What is asked — Retype the whole listing verbatim and keep the pictures out of it.
********************
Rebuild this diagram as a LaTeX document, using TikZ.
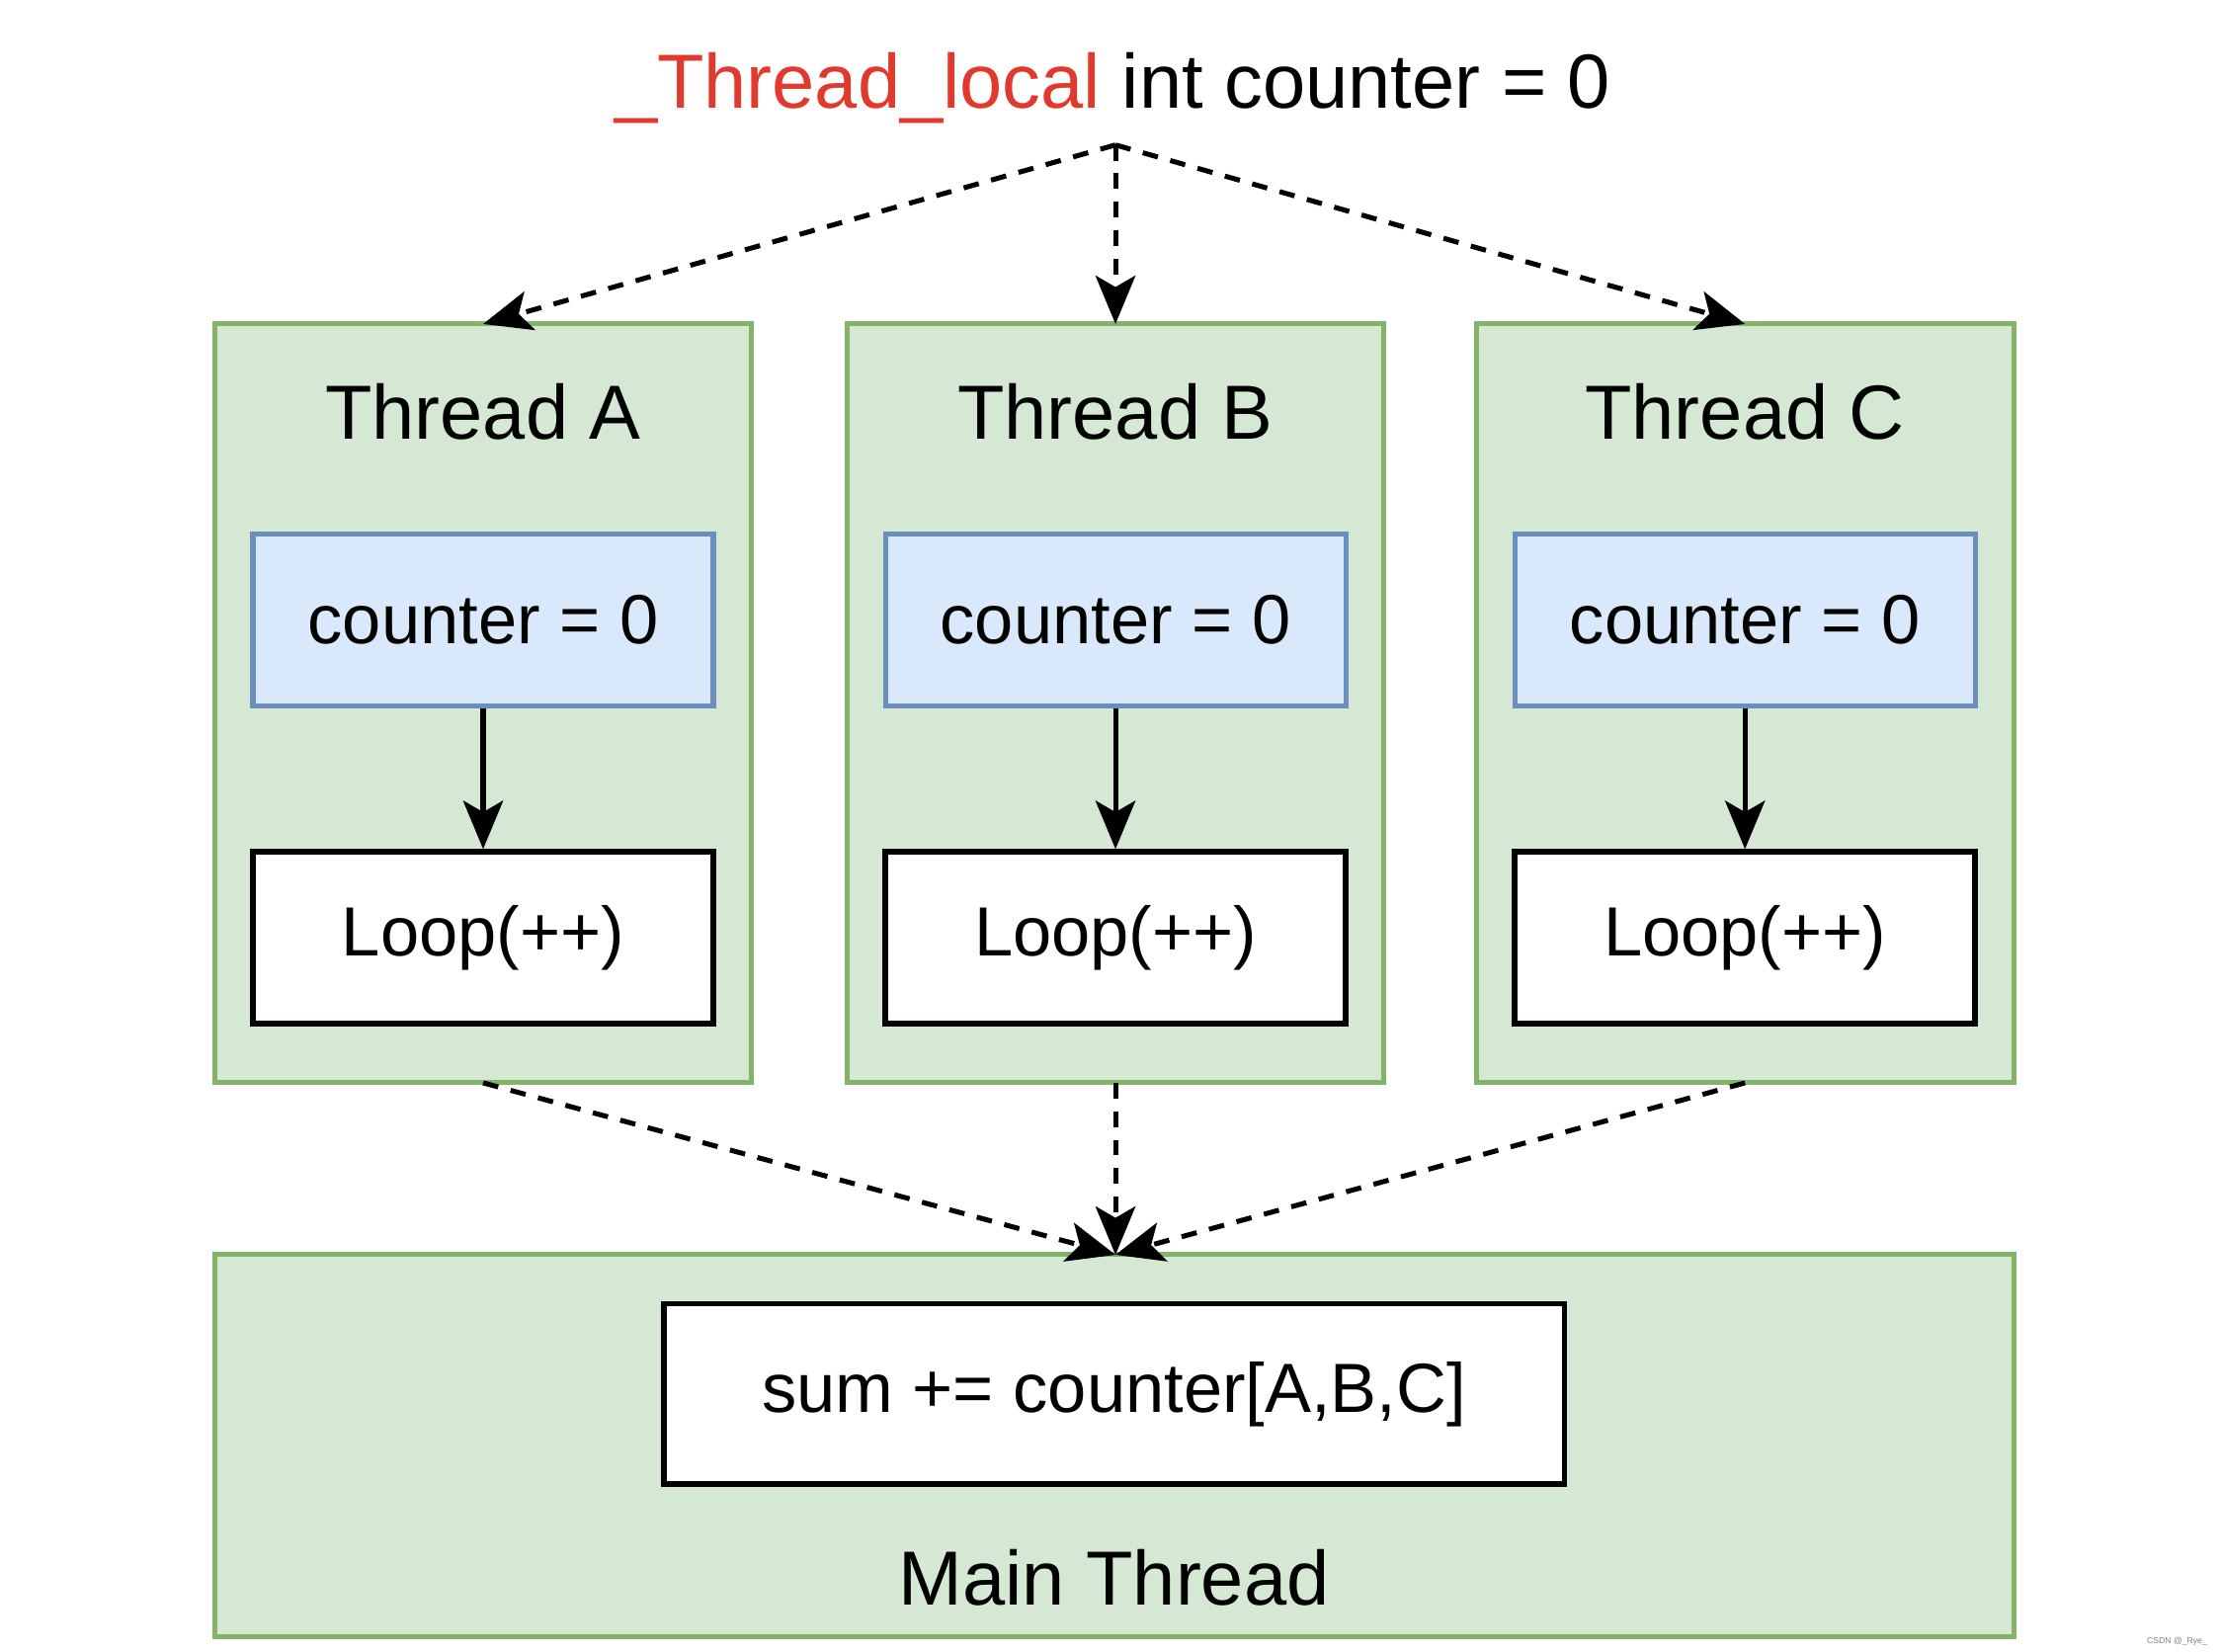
\documentclass[tikz,border=0pt]{standalone}
\usepackage{fontspec}
\setmainfont{Liberation Sans}
\usetikzlibrary{arrows.meta}
\definecolor{gfill}{HTML}{D5E8D4}\definecolor{gline}{HTML}{82B366}
\definecolor{bfill}{HTML}{DAE8FC}\definecolor{bline}{HTML}{6C8EBF}
\definecolor{tred}{HTML}{E03A2E}
\begin{document}
\begin{tikzpicture}[x=1pt,y=-1pt,
 thr/.style={draw=gline,fill=gfill,line width=3.5pt},
 blu/.style={draw=bline,fill=bfill,line width=3.5pt,font=\fontsize{49}{53}\selectfont},
 wht/.style={draw=black,fill=white,line width=4pt,font=\fontsize{49}{53}\selectfont},
 lbl/.style={font=\fontsize{54}{58}\selectfont},
 arr/.style={line width=3.5pt,-{Stealth[length=34pt,width=28pt,inset=8pt]}},
 darr/.style={arr,dash pattern=on 11pt off 9pt}]
\useasboundingbox (0,0) rectangle (1563,1162);
\node[font=\fontsize{54}{58}\selectfont] (title) at (783,62) {\textcolor{tred}{\_Thread\_local} int counter = 0};
\coordinate (src) at (785,102);
\foreach \n/\x/\l in {A/340/A,B/785/B,C/1228/C}{
  \draw[thr] (\x-189,228) rectangle (\x+189,762);
  \coordinate (top\n) at (\x,228);
  \coordinate (bot\n) at (\x,762);
  \node[lbl] (t\n) at (\x,290) {Thread \l};
  \node[blu,minimum width=324pt,minimum height=121pt] (c\n) at (\x,436) {counter = 0};
  \node[wht,minimum width=324pt,minimum height=121pt] (l\n) at (\x,660) {Loop(++)};
  \draw[arr] (c\n) -- (l\n);
  \draw[darr] (src) -- (top\n);
}
\node[thr,minimum width=1266pt,minimum height=269pt] (main) at (784,1017) {};
\coordinate (mtop) at (785,883);
\node[wht,minimum width=634pt,minimum height=127pt] (sum) at (784,981) {sum += counter[A,B,C]};
\node[lbl] (mt) at (784,1110) {Main Thread};
\foreach \n in {A,B,C}{\draw[darr] (bot\n) -- (mtop);}
\node[font=\fontsize{6}{7}\selectfont,text=gray] (wm) at (1532,1155) {CSDN @\_Rye\_};
\end{tikzpicture}
\end{document}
********************
Result below —
Rebuild this diagram as a LaTeX document, using TikZ.
\documentclass[tikz,border=0pt]{standalone}
\usepackage{fontspec}
\setmainfont{Liberation Sans}
\usetikzlibrary{arrows.meta}
\definecolor{gfill}{HTML}{D5E8D4}\definecolor{gline}{HTML}{82B366}
\definecolor{bfill}{HTML}{DAE8FC}\definecolor{bline}{HTML}{6C8EBF}
\definecolor{tred}{HTML}{E03A2E}
\begin{document}
\begin{tikzpicture}[x=1pt,y=-1pt,
 thr/.style={draw=gline,fill=gfill,line width=3.5pt},
 blu/.style={draw=bline,fill=bfill,line width=3.5pt,font=\fontsize{49}{53}\selectfont},
 wht/.style={draw=black,fill=white,line width=4pt,font=\fontsize{49}{53}\selectfont},
 lbl/.style={font=\fontsize{54}{58}\selectfont},
 arr/.style={line width=3.5pt,-{Stealth[length=34pt,width=28pt,inset=8pt]}},
 darr/.style={arr,dash pattern=on 11pt off 9pt}]
\useasboundingbox (0,0) rectangle (1563,1162);
\node[font=\fontsize{54}{58}\selectfont] (title) at (783,62) {\textcolor{tred}{\_Thread\_local} int counter = 0};
\coordinate (src) at (785,102);
\foreach \n/\x/\l in {A/340/A,B/785/B,C/1228/C}{
  \draw[thr] (\x-189,228) rectangle (\x+189,762);
  \coordinate (top\n) at (\x,228);
  \coordinate (bot\n) at (\x,762);
  \node[lbl] (t\n) at (\x,290) {Thread \l};
  \node[blu,minimum width=324pt,minimum height=121pt] (c\n) at (\x,436) {counter = 0};
  \node[wht,minimum width=324pt,minimum height=121pt] (l\n) at (\x,660) {Loop(++)};
  \draw[arr] (c\n) -- (l\n);
  \draw[darr] (src) -- (top\n);
}
\node[thr,minimum width=1266pt,minimum height=269pt] (main) at (784,1017) {};
\coordinate (mtop) at (785,883);
\node[wht,minimum width=634pt,minimum height=127pt] (sum) at (784,981) {sum += counter[A,B,C]};
\node[lbl] (mt) at (784,1110) {Main Thread};
\foreach \n in {A,B,C}{\draw[darr] (bot\n) -- (mtop);}
\node[font=\fontsize{6}{7}\selectfont,text=gray] (wm) at (1532,1155) {CSDN @\_Rye\_};
\end{tikzpicture}
\end{document}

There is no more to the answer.